Ongoing Research and Local Experimentation
Because the effects of minimum wage changes are context‑dependent, policymakers should support continuous data collection and analysis at the local level. Randomized controlled trials and pilot programs can reveal which policies work best for different demographic groups and regions. The outcomes of such experiments can then inform national guidelines while allowing for customized local implementation. For instance, Seattle’s minimum wage ordinance was accompanied by a city-funded research initiative that tracked employment, hours, and participation in real time. The resulting data helped other cities—like Chicago and Minneapolis—design more effective wage policies. A national clearinghouse for minimum wage research, maintained by the U.S. Department of Labor, would further enhance evidence‑based policymaking.

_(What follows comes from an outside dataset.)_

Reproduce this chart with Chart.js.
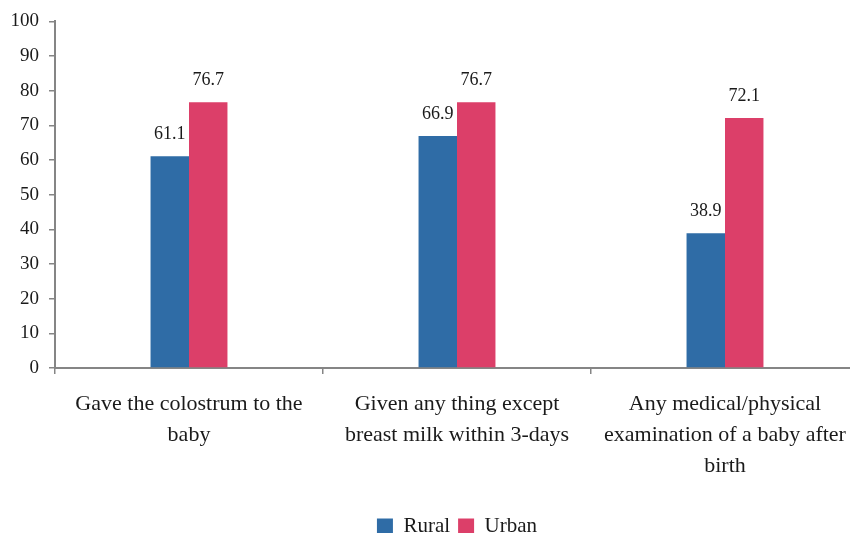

Conclusion: Balancing Living Standards and Labor Market Dynamics
The minimum wage is a powerful tool for improving the lives of low‑income workers, but it is not a silver bullet. Its net effect on labor market participation depends on how it is implemented, the state of the economy, and the availability of complementary policies. A moderate, well‑timed increase, paired with investments in education and social supports, can raise wages without significantly reducing employment or participation. Conversely, large, rapid hikes in fragile markets may push vulnerable workers out of the labor force. The best path forward involves careful evidence‑based calibration, continuous monitoring, and a willingness to adjust policy as new data emerge. By doing so, we can help ensure that minimum wage laws fulfill their goal of providing a decent living for all workers while maintaining a dynamic and inclusive labor market.